CCOR2D(3S)							    CCOR2D(3S)

	  C/C++:
	       #include <scsl_fft.h>
	       void scor2d (float *x, int incx, int ldx, int i1x0, int nx1,
	       int i2x0, int nx2, float *h, int inch, int ldh, int i1h0, int
	       nh1, int i2h0, int nx2, float *y, int incy, int ldy, int i1y0,
	       int ny1 int i2y0, int ny2);

     Double precision

	  Fortran:
	       CALL DCOR2D (x, incx, ldx, i1x0, nx1, i2x0, nx2, h, inch, ldh,
	       i1h0, nh1, i2h0, nh2, y, incy, ldy, i1y0, ny1, i2y0, ny2)

	  C/C++:
	       #include <scsl_fft.h>
	       void dcor2d (double *x, int incx, int ldx, int i1x0, int nx1,
	       int i2x0, int nx2, double *h, int inch, int ldh, int i1h0, int
	       nh1, int i2h0, int nx2, double *y, int incy, int ldy, int i1y0,
	       int ny1 int i2y0, int ny2);

IMPLEMENTATION
     These routines are part of the SCSL Scientific Library and can be loaded
     using either the -lscs or the -lscs_mp option.  The -lscs_mp option
     directs the linker to use the multi-processor version of the library.

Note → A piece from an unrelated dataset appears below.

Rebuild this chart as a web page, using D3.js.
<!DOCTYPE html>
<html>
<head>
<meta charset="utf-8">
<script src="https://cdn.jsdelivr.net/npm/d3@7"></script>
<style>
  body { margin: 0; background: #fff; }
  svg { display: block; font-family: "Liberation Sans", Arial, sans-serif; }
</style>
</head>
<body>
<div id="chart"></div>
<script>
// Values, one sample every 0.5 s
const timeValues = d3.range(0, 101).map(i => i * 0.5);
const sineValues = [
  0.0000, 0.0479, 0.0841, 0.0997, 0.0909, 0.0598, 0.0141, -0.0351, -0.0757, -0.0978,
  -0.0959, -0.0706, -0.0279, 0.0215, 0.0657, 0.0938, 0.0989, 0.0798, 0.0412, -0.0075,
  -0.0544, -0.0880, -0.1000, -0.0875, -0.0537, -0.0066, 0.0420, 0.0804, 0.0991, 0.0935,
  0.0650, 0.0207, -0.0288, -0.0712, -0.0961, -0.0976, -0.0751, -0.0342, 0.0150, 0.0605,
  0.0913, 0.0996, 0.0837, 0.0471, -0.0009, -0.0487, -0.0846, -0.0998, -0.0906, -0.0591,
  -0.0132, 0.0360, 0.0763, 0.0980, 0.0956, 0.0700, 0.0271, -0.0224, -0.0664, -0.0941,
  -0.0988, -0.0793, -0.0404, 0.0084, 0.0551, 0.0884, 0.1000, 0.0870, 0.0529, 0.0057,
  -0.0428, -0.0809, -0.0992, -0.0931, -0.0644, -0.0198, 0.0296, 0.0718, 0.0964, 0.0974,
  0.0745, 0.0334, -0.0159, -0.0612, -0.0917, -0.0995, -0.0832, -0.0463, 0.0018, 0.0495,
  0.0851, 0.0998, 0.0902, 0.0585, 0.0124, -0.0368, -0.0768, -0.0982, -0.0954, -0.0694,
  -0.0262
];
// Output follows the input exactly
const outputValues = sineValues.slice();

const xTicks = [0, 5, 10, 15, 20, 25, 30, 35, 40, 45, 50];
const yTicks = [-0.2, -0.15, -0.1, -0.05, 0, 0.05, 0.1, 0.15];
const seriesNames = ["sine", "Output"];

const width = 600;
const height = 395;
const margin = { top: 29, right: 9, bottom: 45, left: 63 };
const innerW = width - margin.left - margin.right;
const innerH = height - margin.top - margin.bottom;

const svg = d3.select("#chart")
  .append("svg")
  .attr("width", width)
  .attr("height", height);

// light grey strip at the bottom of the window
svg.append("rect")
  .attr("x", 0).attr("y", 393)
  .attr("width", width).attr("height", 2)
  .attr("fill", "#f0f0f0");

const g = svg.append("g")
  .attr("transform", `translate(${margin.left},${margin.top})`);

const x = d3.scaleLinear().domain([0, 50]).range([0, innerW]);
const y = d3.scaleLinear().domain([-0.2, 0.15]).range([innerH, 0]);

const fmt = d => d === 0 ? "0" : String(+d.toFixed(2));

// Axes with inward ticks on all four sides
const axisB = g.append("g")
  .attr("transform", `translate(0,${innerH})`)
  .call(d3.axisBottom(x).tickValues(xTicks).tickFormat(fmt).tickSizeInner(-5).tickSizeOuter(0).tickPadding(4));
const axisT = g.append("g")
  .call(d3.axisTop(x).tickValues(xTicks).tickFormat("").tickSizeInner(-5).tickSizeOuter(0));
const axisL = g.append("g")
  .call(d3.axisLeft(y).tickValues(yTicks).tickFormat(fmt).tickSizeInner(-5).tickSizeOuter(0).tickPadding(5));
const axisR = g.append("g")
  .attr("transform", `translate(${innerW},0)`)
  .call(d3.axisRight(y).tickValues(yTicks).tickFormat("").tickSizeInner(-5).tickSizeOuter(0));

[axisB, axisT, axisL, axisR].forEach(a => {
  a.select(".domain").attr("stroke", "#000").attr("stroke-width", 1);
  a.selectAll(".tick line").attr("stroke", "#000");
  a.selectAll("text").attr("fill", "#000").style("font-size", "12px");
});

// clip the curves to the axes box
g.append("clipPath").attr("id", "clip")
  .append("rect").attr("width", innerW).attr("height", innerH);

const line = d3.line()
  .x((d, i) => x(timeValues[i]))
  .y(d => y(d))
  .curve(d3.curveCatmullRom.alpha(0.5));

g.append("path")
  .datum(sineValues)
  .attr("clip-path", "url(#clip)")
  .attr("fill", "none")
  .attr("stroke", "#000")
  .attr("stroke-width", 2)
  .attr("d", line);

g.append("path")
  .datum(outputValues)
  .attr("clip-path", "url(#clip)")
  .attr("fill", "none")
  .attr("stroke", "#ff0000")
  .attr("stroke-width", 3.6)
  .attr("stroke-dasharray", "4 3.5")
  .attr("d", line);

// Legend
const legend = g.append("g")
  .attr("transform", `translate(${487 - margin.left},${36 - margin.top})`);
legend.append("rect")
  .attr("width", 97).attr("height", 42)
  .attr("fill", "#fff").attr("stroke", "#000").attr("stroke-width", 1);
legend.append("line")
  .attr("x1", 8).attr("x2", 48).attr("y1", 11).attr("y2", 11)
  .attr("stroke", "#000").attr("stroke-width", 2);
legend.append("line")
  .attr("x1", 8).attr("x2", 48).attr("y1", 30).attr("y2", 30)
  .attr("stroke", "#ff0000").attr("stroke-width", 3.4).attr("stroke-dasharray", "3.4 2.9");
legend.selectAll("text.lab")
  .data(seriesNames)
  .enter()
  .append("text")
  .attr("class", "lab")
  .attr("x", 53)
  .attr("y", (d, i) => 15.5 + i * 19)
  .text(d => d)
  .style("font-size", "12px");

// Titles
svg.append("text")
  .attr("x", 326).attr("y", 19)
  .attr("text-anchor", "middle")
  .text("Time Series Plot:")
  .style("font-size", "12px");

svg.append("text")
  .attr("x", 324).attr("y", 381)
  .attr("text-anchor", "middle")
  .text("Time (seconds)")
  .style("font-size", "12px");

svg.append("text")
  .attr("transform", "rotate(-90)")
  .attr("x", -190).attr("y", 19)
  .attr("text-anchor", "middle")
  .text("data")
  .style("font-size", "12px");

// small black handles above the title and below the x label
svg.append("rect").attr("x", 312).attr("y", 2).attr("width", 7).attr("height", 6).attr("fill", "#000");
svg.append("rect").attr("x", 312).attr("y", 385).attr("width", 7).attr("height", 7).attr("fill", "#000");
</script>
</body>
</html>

     When linking to SCSL with -lscs or -lscs_mp, the default integer size is
     4 bytes (32 bits). Another version of SCSL is available in which integers
     are 8 bytes (64 bits).  This version allows the user access to larger
     memory sizes and helps when porting legacy Cray codes.  It can be loaded
     by using the -lscs_i8 option or the -lscs_i8_mp option. A program may use
     only one of the two versions; 4-byte integer and 8-byte integer library
     calls cannot be mixed.

     The C and C++ prototypes shown above are appropriate for the 4-byte
     integer version of SCSL. When using the 8-byte integer version, the
     variables of type int become long long and the <scsl_fft_i8.h> header
     file should be included.

DESCRIPTION
     These routines compute the correlation of a 2D filter array h with a 2D
     array x, producing the output 2D array y.

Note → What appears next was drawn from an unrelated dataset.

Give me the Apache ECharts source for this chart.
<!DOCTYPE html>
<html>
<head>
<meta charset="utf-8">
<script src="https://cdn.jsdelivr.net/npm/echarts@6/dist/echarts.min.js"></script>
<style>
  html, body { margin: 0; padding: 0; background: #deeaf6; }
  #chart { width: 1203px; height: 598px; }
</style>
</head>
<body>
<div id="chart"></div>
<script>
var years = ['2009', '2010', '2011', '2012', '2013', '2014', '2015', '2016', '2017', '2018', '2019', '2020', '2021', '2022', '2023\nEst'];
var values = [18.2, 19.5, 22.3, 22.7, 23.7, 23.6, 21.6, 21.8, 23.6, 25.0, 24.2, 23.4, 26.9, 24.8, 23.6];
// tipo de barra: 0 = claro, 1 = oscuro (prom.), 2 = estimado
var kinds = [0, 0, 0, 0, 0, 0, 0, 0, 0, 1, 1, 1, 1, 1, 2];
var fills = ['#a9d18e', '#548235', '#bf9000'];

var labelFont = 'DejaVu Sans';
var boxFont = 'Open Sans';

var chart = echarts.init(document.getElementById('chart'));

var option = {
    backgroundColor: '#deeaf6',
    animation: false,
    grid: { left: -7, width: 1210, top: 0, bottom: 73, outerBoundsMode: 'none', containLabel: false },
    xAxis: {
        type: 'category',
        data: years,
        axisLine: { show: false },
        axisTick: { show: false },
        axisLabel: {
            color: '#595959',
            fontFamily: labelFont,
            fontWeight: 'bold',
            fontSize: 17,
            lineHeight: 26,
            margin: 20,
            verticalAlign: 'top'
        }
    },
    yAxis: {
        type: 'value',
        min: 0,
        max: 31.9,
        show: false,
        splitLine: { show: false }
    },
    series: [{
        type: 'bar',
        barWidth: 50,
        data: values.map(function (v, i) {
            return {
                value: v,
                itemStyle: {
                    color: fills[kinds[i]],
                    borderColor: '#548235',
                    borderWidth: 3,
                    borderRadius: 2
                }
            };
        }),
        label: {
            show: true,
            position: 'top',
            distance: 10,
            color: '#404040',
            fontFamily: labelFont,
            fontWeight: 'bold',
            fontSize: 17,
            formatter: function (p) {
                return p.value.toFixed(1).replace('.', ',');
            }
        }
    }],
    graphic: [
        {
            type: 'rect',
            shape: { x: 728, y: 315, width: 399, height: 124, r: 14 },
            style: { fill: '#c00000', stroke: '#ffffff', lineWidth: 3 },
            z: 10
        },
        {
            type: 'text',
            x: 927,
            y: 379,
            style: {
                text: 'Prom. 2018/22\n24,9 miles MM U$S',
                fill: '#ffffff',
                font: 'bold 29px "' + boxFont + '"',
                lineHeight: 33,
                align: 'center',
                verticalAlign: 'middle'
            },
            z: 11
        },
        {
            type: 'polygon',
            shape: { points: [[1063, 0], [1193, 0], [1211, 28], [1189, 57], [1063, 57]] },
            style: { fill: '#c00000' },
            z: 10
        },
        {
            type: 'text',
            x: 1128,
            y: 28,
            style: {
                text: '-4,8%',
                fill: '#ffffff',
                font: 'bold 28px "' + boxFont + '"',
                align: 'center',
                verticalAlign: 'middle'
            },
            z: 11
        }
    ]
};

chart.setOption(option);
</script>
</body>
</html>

     Let the following be the filter and data matrices:

		    H = h	  0 <= i < nh1,	 0 <= j < nh2
			 i, j
		    X = x	  0 <= i < nx1,	 0 <= j < nx2
			 i, j

									Page 2

CCOR2D(3S)							    CCOR2D(3S)

     The correlation is defined as:

		    Y(i,j) = Sum  Sum  H(k,l) * x(i+k, j+l)
			      k	    l

     The matrix Y has values defined for 0<=i < nx1 and 0 <=j < nx2.  In the
     *COR2D routines, the number of terms in the output array is specified by
     the arguments ny1 and ny2. If ny1 < nx1 or ny2 < nx2, the output array y
     is truncated.  If ny1 >= nx1 or ny2 >= nx2, the terms beyond i = nx1-1
     and j = nx2-1 are set to 0.

     By choosing ny2 > nx1 - nh1 + 1 or ny2 > nx2 - nh2 + 1, the routine does
     what is sometimes called "post-tapered" correlation.  The effect is as
     though the data sequence, x, were padded on the end of each dimension
     with zeros, except that no zeros are actually stored and no
     multiplications by zero are actually done.

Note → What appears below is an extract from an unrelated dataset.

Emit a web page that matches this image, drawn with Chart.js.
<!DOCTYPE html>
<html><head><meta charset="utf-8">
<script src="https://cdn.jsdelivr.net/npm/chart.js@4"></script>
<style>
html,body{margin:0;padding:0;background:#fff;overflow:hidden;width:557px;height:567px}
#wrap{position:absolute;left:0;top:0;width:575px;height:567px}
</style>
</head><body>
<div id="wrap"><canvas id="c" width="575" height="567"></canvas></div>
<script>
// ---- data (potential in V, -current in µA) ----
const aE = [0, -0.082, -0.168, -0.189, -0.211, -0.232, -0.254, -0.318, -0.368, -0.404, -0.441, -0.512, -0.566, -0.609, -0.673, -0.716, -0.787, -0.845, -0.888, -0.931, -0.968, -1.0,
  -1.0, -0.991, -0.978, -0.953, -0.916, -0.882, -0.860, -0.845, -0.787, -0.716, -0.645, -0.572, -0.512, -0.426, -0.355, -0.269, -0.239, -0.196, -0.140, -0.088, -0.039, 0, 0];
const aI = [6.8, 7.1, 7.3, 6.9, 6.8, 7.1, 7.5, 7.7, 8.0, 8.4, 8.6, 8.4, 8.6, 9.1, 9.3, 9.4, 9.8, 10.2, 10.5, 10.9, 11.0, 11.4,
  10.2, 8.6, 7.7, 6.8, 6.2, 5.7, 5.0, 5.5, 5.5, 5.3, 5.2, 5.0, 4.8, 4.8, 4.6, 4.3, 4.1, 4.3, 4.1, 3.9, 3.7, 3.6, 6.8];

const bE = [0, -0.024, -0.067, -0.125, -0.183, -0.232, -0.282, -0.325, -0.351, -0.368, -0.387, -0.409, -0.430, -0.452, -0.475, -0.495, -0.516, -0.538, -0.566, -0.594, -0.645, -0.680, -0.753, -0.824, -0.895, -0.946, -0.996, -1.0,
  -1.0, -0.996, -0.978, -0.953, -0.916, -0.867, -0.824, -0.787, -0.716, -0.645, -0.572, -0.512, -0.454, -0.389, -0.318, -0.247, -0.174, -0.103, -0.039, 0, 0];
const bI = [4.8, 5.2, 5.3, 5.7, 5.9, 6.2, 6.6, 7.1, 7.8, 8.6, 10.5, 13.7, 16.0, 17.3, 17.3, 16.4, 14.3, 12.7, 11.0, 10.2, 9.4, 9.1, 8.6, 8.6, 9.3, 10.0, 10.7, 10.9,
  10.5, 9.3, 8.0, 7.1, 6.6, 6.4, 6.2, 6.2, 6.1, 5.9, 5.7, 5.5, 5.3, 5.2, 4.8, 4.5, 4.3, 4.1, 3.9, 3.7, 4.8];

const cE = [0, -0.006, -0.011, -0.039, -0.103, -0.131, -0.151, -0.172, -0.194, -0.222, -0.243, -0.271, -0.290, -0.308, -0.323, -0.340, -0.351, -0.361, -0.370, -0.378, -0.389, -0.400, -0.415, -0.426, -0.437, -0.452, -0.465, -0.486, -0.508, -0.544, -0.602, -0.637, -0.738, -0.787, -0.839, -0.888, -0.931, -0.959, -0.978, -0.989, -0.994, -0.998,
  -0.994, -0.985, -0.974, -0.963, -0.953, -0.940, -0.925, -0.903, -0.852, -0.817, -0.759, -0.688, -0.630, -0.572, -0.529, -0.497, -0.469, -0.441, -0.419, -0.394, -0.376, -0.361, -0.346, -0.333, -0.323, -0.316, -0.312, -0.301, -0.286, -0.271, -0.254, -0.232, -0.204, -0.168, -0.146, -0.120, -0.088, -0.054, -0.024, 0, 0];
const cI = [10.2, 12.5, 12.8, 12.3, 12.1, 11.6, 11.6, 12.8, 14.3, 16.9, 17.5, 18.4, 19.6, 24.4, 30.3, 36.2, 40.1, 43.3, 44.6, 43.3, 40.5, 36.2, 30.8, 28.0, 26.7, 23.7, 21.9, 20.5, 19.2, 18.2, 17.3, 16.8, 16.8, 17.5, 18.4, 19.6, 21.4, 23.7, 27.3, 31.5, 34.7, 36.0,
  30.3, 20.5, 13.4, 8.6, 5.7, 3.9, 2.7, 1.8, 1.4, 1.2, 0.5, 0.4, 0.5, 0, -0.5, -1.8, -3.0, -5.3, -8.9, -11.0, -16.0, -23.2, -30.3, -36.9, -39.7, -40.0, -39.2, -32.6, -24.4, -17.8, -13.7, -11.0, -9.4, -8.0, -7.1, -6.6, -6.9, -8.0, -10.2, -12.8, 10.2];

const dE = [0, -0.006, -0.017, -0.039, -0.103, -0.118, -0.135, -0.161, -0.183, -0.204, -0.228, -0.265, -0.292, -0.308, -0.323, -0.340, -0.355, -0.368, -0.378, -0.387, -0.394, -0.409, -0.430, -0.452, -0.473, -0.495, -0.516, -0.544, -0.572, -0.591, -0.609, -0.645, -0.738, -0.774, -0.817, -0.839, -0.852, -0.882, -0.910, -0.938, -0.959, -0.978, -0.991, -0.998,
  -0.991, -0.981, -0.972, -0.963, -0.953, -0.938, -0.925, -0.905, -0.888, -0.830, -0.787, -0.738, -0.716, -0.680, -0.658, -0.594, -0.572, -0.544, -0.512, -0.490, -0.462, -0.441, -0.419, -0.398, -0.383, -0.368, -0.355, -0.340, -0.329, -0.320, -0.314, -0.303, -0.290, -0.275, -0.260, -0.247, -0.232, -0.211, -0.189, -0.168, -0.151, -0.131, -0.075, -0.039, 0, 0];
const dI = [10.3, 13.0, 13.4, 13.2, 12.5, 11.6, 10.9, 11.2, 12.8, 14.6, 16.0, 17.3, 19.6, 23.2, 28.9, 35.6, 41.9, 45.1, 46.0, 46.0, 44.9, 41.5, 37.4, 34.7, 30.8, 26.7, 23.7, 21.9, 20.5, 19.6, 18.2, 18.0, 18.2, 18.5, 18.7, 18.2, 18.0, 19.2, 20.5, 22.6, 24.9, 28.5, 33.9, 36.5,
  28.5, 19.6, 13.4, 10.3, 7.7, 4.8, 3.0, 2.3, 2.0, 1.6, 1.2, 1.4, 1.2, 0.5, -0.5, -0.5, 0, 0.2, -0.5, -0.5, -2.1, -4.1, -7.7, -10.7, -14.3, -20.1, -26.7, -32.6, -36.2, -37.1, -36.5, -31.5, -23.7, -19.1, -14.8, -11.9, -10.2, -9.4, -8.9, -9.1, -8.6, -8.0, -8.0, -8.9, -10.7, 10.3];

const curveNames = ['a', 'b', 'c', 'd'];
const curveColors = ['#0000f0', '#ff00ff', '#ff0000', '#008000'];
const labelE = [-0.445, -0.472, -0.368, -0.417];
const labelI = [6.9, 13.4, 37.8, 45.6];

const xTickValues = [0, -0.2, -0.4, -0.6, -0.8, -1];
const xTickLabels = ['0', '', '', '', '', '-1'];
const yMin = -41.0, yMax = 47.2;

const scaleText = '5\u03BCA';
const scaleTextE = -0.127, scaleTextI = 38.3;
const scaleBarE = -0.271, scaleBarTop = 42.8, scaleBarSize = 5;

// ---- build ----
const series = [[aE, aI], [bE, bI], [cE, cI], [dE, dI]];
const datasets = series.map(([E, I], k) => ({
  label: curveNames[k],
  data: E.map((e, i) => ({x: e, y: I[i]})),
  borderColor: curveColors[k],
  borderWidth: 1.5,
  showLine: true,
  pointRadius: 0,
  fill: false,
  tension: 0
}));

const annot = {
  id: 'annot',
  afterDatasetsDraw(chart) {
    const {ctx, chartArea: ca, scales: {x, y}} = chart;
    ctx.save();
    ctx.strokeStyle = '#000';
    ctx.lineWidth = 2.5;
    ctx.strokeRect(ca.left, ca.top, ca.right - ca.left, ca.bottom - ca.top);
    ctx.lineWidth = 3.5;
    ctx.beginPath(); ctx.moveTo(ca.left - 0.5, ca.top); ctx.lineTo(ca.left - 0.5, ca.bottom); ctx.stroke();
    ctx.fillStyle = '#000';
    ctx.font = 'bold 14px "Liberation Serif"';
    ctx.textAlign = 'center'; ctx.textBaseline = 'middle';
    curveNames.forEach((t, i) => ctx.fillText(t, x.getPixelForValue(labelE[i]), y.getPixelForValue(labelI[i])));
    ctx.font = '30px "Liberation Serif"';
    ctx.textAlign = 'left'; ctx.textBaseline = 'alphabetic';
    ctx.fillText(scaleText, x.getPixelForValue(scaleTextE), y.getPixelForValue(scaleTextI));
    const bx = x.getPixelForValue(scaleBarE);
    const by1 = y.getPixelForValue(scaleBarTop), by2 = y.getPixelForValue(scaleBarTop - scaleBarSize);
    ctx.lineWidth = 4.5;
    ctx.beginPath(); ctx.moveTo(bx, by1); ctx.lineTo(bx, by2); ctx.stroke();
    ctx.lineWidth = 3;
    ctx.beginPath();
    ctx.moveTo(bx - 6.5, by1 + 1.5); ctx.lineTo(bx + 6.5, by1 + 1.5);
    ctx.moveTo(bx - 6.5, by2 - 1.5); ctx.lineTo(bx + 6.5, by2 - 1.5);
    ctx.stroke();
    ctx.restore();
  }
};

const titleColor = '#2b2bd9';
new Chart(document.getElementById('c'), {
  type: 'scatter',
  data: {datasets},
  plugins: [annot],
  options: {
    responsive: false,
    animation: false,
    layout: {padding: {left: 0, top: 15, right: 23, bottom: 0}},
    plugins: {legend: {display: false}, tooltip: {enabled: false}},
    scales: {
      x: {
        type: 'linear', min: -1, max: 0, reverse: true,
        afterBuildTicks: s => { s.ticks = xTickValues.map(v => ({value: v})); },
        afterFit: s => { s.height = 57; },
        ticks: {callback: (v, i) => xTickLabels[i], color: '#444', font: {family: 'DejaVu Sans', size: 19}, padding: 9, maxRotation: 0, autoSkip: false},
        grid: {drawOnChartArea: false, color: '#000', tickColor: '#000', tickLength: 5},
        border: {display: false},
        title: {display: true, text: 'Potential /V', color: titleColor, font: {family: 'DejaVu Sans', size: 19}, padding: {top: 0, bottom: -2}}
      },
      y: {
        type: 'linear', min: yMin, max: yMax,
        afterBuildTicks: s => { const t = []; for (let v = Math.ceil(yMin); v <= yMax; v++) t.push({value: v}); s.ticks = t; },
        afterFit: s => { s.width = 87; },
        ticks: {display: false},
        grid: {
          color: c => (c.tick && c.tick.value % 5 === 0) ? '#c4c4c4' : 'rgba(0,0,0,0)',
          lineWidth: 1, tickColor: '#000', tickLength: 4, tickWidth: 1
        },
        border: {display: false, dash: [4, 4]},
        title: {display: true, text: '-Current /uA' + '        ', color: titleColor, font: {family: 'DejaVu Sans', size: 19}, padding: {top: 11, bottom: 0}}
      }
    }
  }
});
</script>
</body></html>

     Generally, the arrays x, h and y represent signals sampled at equal
     intervals in two dimensions, and the indexes of the arrays denote the
     samples. If all three signals are aligned, we may, without loss of
     generality, set the initial samples to 0 in both dimensions, as in the
     formulas above.

     The *COR2D routines, however, permit more generality than this. The
     signals may be shifted from each other using input parameters specifying
     the initial samples in each dimension. This can be useful in several
     situations. For example, if the input array has leading zero values that
     one does not wish to store, i1x0 and i2x0 may be set to the sample
     corresponding to the first non-zero element in the input array, and
     previous samples are treated as 0.

     Note that, instead of (0,0), the initial sample could just as easily have
     been labeled (1,1) or (10,1) or (0,-78); the relevant point is that the
     first elements of each of the x, h and y arrays are defined to be the
     same sample as long as i1x0 = i1h0 = i1y0 and i2x0 = i2h0 = i2y0.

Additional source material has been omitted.